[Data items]
## BEGIN
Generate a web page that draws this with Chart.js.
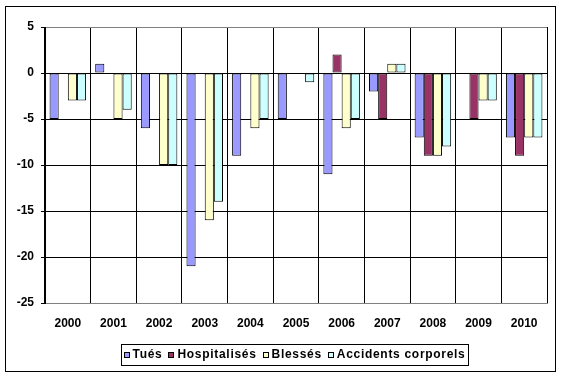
<!DOCTYPE html>
<html>
<head>
<meta charset="utf-8">
<script src="https://cdn.jsdelivr.net/npm/chart.js@4/dist/chart.umd.min.js"></script>
<style>
html,body{margin:0;padding:0;background:#fff;}
#wrap{width:561px;height:376px;position:relative;}
</style>
</head>
<body>
<div id="wrap"><canvas id="c" width="561" height="376"></canvas></div>
<script>
const years = ['2000','2001','2002','2003','2004','2005','2006','2007','2008','2009','2010'];
const tues = [-5, 1, -6, -21, -9, -5, -11, -2, -7, null, -7];
const hospitalises = [null, null, null, null, null, null, 2, -5, -9, -5, -9];
const blesses = [-3, -5, -10, -16, -6, null, -6, 1, -9, -3, -7];
const accidents = [-3, -4, -10, -14, -5, -1, -5, 1, -8, -3, -7];
const seriesNames = ['Tués', 'Hospitalisés', 'Blessés', 'Accidents corporels'];
const seriesColors = ['#9999FF', '#993366', '#FFFFCC', '#CCFFFF'];

const FONT = "'Liberation Sans', Arial, sans-serif";

const frame = {
  id: 'frame',
  afterDraw(chart) {
    const ctx = chart.ctx;
    ctx.save();
    ctx.strokeStyle = '#000';
    ctx.lineWidth = 1;
    ctx.strokeRect(5.5, 6.5, 550, 365);
    // legend
    const ds = chart.data.datasets;
    ctx.font = 'bold 12px ' + FONT;
    if ('letterSpacing' in ctx) ctx.letterSpacing = '0.7px';
    ctx.textBaseline = 'middle';
    const sq = 6, gapT = 3, gapI = 6;
    let total = 0;
    const widths = ds.map(d => ctx.measureText(d.label).width);
    widths.forEach((w, i) => { total += sq + gapT + w + (i < widths.length - 1 ? gapI : 0); });
    const boxL = 121, boxR = 468, boxT = 344, boxB = 365;
    ctx.strokeRect(boxL + 0.5, boxT + 0.5, boxR - boxL, boxB - boxT);
    let x = (boxL + boxR) / 2 - total / 2;
    const cy = (boxT + boxB) / 2 + 0.5;
    ds.forEach((d, i) => {
      ctx.fillStyle = d.backgroundColor;
      ctx.fillRect(Math.round(x), Math.round(cy - sq / 2), sq, sq);
      ctx.strokeStyle = '#000';
      ctx.strokeRect(Math.round(x) + 0.5, Math.round(cy - sq / 2) + 0.5, sq - 1, sq - 1);
      ctx.fillStyle = '#000';
      ctx.textAlign = 'left';
      ctx.fillText(d.label, x + sq + gapT, cy);
      x += sq + gapT + widths[i] + gapI;
    });
    ctx.restore();
  }
};

const seriesData = [tues, hospitalises, blesses, accidents];
new Chart(document.getElementById('c'), {
  type: 'bar',
  data: {
    labels: years,
    datasets: seriesNames.map((n, i) => ({
      label: n,
      data: seriesData[i],
      backgroundColor: seriesColors[i],
      borderColor: '#000',
      borderWidth: 1,
      borderSkipped: false,
      categoryPercentage: 0.8,
      barPercentage: 1.0
    }))
  },
  options: {
    responsive: false,
    animation: false,
    devicePixelRatio: 1,
    layout: { padding: { left: 5, right: 14, top: 27, bottom: 0 } },
    plugins: { legend: { display: false }, tooltip: { enabled: false }, title: { display: false } },
    scales: {
      x: {
        afterFit(s) { s.height = 73; },
        grid: {
          offset: true,
          drawTicks: false,
          color: (c) => (c.index === years.length ? '#808080' : '#000'),
          lineWidth: 1
        },
        border: { color: '#808080', width: 1 },
        ticks: { color: '#000', padding: 13, font: { family: FONT, size: 12, weight: 'bold' } }
      },
      y: {
        min: -25,
        max: 5,
        afterFit(s) { s.width = 40; },
        grid: {
          color: (c) => (c.tick && (c.tick.value === 5 || c.tick.value === -25) ? '#808080' : '#000'),
          tickColor: '#000',
          tickLength: 4,
          lineWidth: 1
        },
        border: { color: '#000', width: 1 },
        ticks: { stepSize: 5, color: '#000', padding: 7, font: { family: FONT, size: 12, weight: 'bold' } }
      }
    }
  },
  plugins: [frame]
});
</script>
</body>
</html>
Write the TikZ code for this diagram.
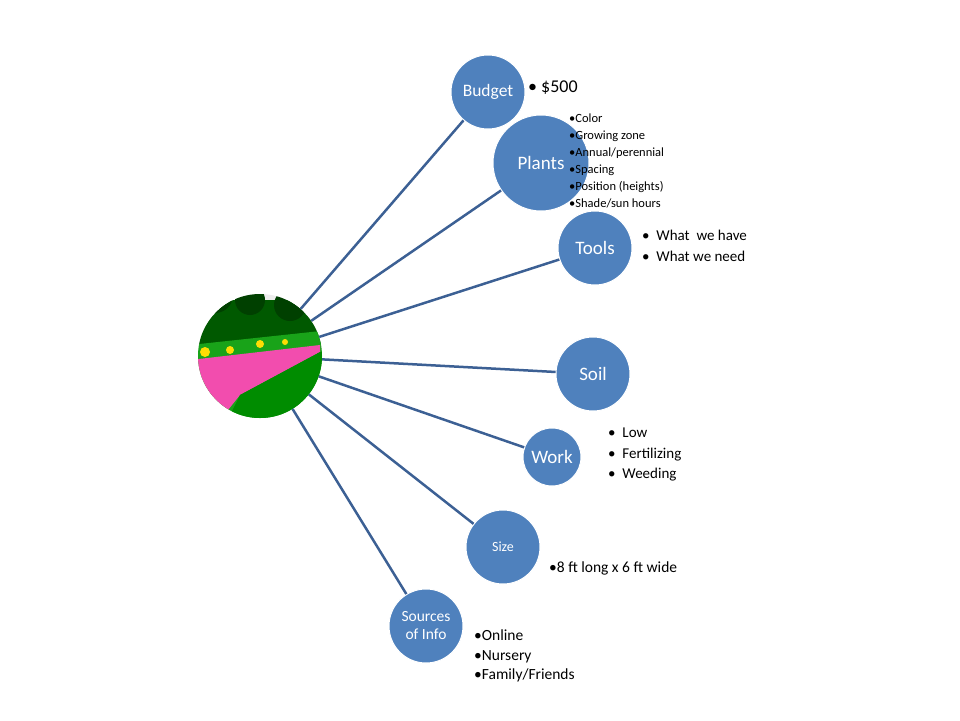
## END
**WHAT TO WORK ON**
Where does the word "this" appear? Return each line that holds it.

**IN RESPONSE**
Generate a web page that draws this with Chart.js.
Write the TikZ code for this diagram.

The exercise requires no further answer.